-- Start of Data records --
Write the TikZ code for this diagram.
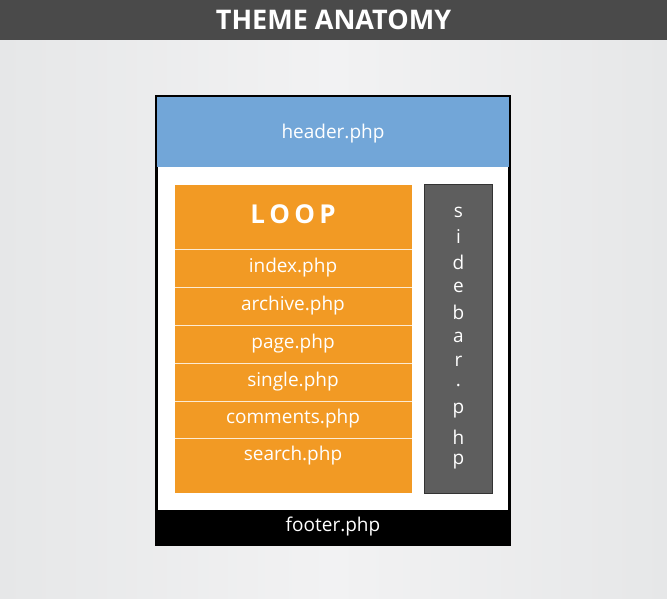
\documentclass[tikz,border=0pt]{standalone}
\usepackage{fontspec}
\setmainfont{Open Sans}
\definecolor{bgtop}{HTML}{E6E7E8}
\definecolor{bgmid}{HTML}{F2F2F3}
\definecolor{barc}{HTML}{4A4A4A}
\definecolor{hdr}{HTML}{72A6D8}
\definecolor{orng}{HTML}{F29A24}
\definecolor{sbar}{HTML}{5E5E5E}
\tikzset{rowtxt/.style={text=white,font=\fontsize{19}{20}\selectfont},
 sep/.style={draw=white!80!orng,line width=0.8pt}}
\begin{document}
\begin{tikzpicture}[x=1pt,y=-1pt]
\useasboundingbox (0,0) rectangle (667,599);
\shade[left color=bgtop,right color=bgtop,middle color=bgmid] (0,0) rectangle (667,599);
\fill[barc] (0,0) rectangle (667,40);
\node (title) at (333.5,20) {\textcolor{white}{\fontsize{27}{28}\selectfont\bfseries THEME ANATOMY}};
\node[draw=black,line width=3pt,fill=white,minimum width=353,minimum height=448,inner sep=0] (frame) at (333,320.5) {};
\fill[hdr] (157,97) rectangle (509,167);
\node[text=white,font=\fontsize{19}{20}\selectfont] (header) at (333,134) {header.php};
\fill[black] (157,510) rectangle (509,545);
\node[text=white,font=\fontsize{19}{20}\selectfont] (footer) at (333,527) {footer.php};
\fill[orng] (175,185) rectangle (412,493);
\node[text=white,font=\fontsize{26}{28}\selectfont\bfseries] (loop) at (293,214) {L\,O\,O\,P};
\foreach \y in {249,287,325,363,401,438} \draw[sep] (175,\y) -- (412,\y);
\foreach \t/\y [count=\i] in {index.php/268,archive.php/306,page.php/344,single.php/382,comments.php/419,search.php/456}
  \node[rowtxt] (r\i) at (293,\y) {\t};
\node[draw=black!80,line width=1pt,fill=sbar,minimum width=68,minimum height=308,inner sep=0] (side) at (458.5,339) {};
\foreach \c/\y [count=\i] in {s/212,i/237,d/262,e/287,b/312,a/337,r/361,./386,p/411,h/437,p/462}
  \node[text=white,font=\fontsize{19}{20}\selectfont,inner sep=0] (s\i) at (458.5,\y) {\c};
\end{tikzpicture}
\end{document}
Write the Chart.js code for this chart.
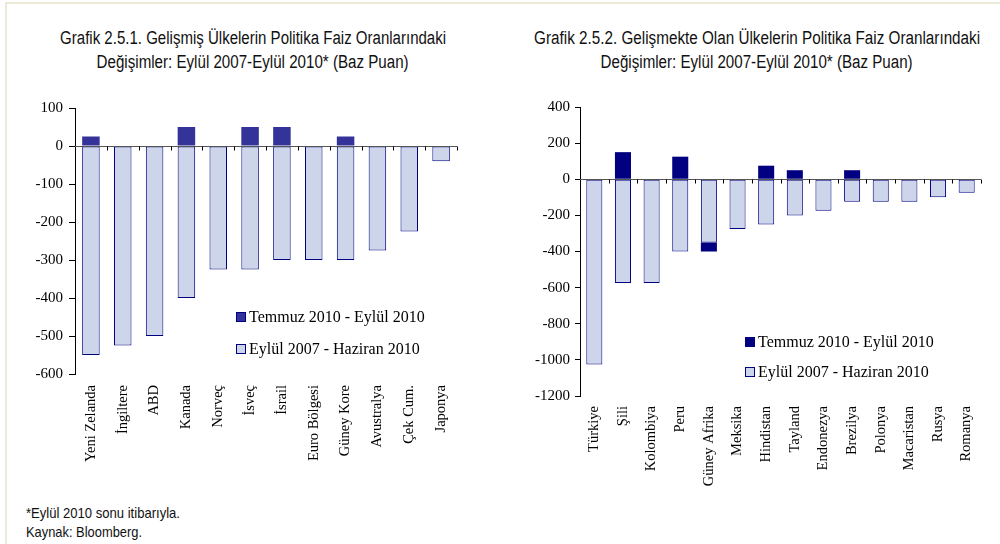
<!DOCTYPE html>
<html>
<head>
<meta charset="utf-8">
<script src="https://cdn.jsdelivr.net/npm/chart.js@4/dist/chart.umd.min.js"></script>
<style>
  html, body { margin: 0; padding: 0; background: #fff; }
  body { width: 1000px; height: 544px; position: relative; overflow: hidden; }
  .frame { position: absolute; left: 5px; top: 2px; right: 0; bottom: 0;
           border-left: 2px solid #ECE9D8; border-top: 2px solid #ECE9D8; }
  .title { position: absolute; font-family: 'Liberation Sans', Arial, sans-serif;
           font-size: 18px; line-height: 24px; color: #111; white-space: nowrap; }
  .title span, .note span { display: inline-block; white-space: nowrap; }
  .title span { transform-origin: center; }
  .note { position: absolute; left: 26px; font-family: 'Liberation Sans', Arial, sans-serif;
          font-size: 15px; line-height: 19px; color: #111; }
  .note span { transform-origin: left; }
  canvas { position: absolute; }
</style>
</head>
<body>
<div class="frame"></div>

<div class="title" style="left:-97px; width:700px; top:26px; text-align:center">
  <span data-w="386">Grafik 2.5.1. Gelişmiş Ülkelerin Politika Faiz Oranlarındaki</span><br>
  <span data-w="312">Değişimler: Eylül 2007-Eylül 2010* (Baz Puan)</span>
</div>
<div class="title" style="left:407px; width:700px; top:26px; text-align:center">
  <span data-w="446">Grafik 2.5.2. Gelişmekte Olan Ülkelerin Politika Faiz Oranlarındaki</span><br>
  <span data-w="312">Değişimler: Eylül 2007-Eylül 2010* (Baz Puan)</span>
</div>

<canvas id="devChart" width="480" height="390" style="left:0; top:90px"></canvas>
<canvas id="emgChart" width="500" height="410" style="left:500px; top:90px"></canvas>

<div class="note" style="top:503px">
  <span data-w="154">*Eylül 2010 sonu itibarıyla.</span><br>
  <span data-w="116">Kaynak: Bloomberg.</span>
</div>

<script>
'use strict';

// ── Data ───────────────────────────────────────────────────
const seriesLabels = ['Eylül 2007 - Haziran 2010', 'Temmuz 2010 - Eylül 2010'];

const devCountries = ['Yeni Zelanda', 'İngiltere', 'ABD', 'Kanada', 'Norveç', 'İsveç',
  'İsrail', 'Euro Bölgesi', 'Güney Kore', 'Avustralya', 'Çek Cum.', 'Japonya'];
const devEarly  = [-550, -525, -500, -400, -325, -325, -300, -300, -300, -275, -225, -40];
const devRecent = [25, 0, 0, 50, 0, 50, 50, 0, 25, 0, 0, 0];
const devTicks  = { min: -600, max: 100, step: 100 };

const emgCountries = ['Türkiye', 'Şili', 'Kolombiya', 'Peru', 'Güney Afrika', 'Meksika',
  'Hindistan', 'Tayland', 'Endonezya', 'Brezilya', 'Polonya', 'Macaristan', 'Rusya', 'Romanya'];
const emgEarly  = [-1025, -575, -575, -400, -350, -275, -250, -200, -175, -125, -125, -125, -100, -75];
const emgRecent = [0, 150, 0, 125, -50, 0, 75, 50, 0, 50, 0, 0, 0, 0];
const emgTicks  = { min: -1200, max: 400, step: 200 };

const SERIF = "'Liberation Serif', 'Times New Roman', serif";
Chart.defaults.font.family = SERIF;
Chart.defaults.color = '#000';

// zero line with category ticks + legend drawn inside the plot
const innerMarks = {
  id: 'innerMarks',
  afterDatasetsDraw(chart, args, opts) {
    const { ctx, chartArea: a, scales: { x, y } } = chart;
    const y0 = Math.round(y.getPixelForValue(0)) + 0.5;
    const half = (x.getPixelForValue(1) - x.getPixelForValue(0)) / 2;
    ctx.save();
    ctx.lineWidth = 1;
    ctx.strokeStyle = '#555';
    ctx.beginPath(); ctx.moveTo(a.left, y0); ctx.lineTo(a.right, y0); ctx.stroke();
    ctx.strokeStyle = '#000';
    ctx.beginPath();
    for (let i = 0; i < chart.data.labels.length; i++) {
      const px = Math.round(x.getPixelForValue(i) + half) + 0.5;
      ctx.moveTo(px, y0); ctx.lineTo(px, y0 + 4);
    }
    ctx.stroke();

    // legend: latest period first
    const sets = chart.data.datasets.slice().reverse();
    ctx.font = `${opts.fontSize}px ${SERIF}`;
    ctx.textBaseline = 'middle';
    sets.forEach((ds, i) => {
      const cy = opts.y + i * opts.gap;
      ctx.fillStyle = ds.backgroundColor;
      ctx.fillRect(opts.x, cy - 5, 10, 10);
      ctx.strokeStyle = '#000080';
      ctx.strokeRect(opts.x + 0.5, cy - 4.5, 9, 9);
      ctx.fillStyle = '#000';
      ctx.fillText(ds.label, opts.x + 13, cy + 1);
    });
    ctx.restore();
  }
};

function renderChart(id, labels, early, recent, ticks, cfg) {
  const ctx = document.getElementById(id).getContext('2d');
  return new Chart(ctx, {
    type: 'bar',
    data: {
      labels,
      datasets: [
        {
          label: seriesLabels[0],
          data: early,
          backgroundColor: '#CCD5EA',
          borderColor: '#000080',
          borderWidth: 1,
          borderSkipped: false,
        },
        {
          label: seriesLabels[1],
          data: recent,
          backgroundColor: cfg.dark,
          borderWidth: 0,
        }
      ]
    },
    options: {
      responsive: false,
      animation: false,
      layout: { padding: cfg.padding },
      datasets: { bar: { categoryPercentage: 1, barPercentage: cfg.barPct } },
      scales: {
        x: {
          stacked: true,
          grid: { display: false, drawTicks: false },
          border: { display: false },
          ticks: {
            autoSkip: false, minRotation: 90, maxRotation: 90,
            padding: cfg.xPad, font: { family: SERIF, size: cfg.xFont }, color: '#000'
          },
          afterFit: s => { s.height = cfg.xHeight; }
        },
        y: {
          stacked: true,
          min: ticks.min, max: ticks.max,
          grid: { drawOnChartArea: false, drawTicks: true, tickLength: cfg.tickLen, tickColor: '#000' },
          border: { display: true, color: '#000', width: 1 },
          ticks: {
            stepSize: ticks.step, padding: cfg.yPad,
            font: { family: SERIF, size: cfg.yFont }, color: '#000',
            callback: v => String(v)
          },
          afterFit: s => { s.width = cfg.yWidth; }
        }
      },
      plugins: {
        legend: { display: false },
        tooltip: { enabled: false },
        innerMarks: cfg.legend
      }
    },
    plugins: [innerMarks]
  });
}

renderChart('devChart', devCountries, devEarly, devRecent, devTicks, {
  dark: '#333399', barPct: 0.55,
  padding: { top: 18, right: 23, bottom: 0, left: 0 },
  xHeight: 106, xPad: 11, xFont: 14.5,
  yWidth: 75, yPad: 6, yFont: 15, tickLen: 6,
  legend: { x: 236, y: 227, gap: 32, fontSize: 16 }
});

renderChart('emgChart', emgCountries, emgEarly, emgRecent, emgTicks, {
  dark: '#000080', barPct: 0.56,
  padding: { top: 17, right: 19, bottom: 0, left: 0 },
  xHeight: 104, xPad: 10, xFont: 14.5,
  yWidth: 80, yPad: 5, yFont: 15, tickLen: 5,
  legend: { x: 245, y: 252, gap: 30, fontSize: 16 }
});

// squeeze the narrow sans captions to their measured widths
document.querySelectorAll('[data-w]').forEach(el => {
  const w = el.getBoundingClientRect().width;
  if (w > 0) el.style.transform = `scaleX(${el.dataset.w / w})`;
});
</script>
</body>
</html>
-- End of Data records --
What the exercise asks
Filter the entries and copy out every line with the word "code".

Problem solution
Write the TikZ code for this diagram.
Write the Chart.js code for this chart.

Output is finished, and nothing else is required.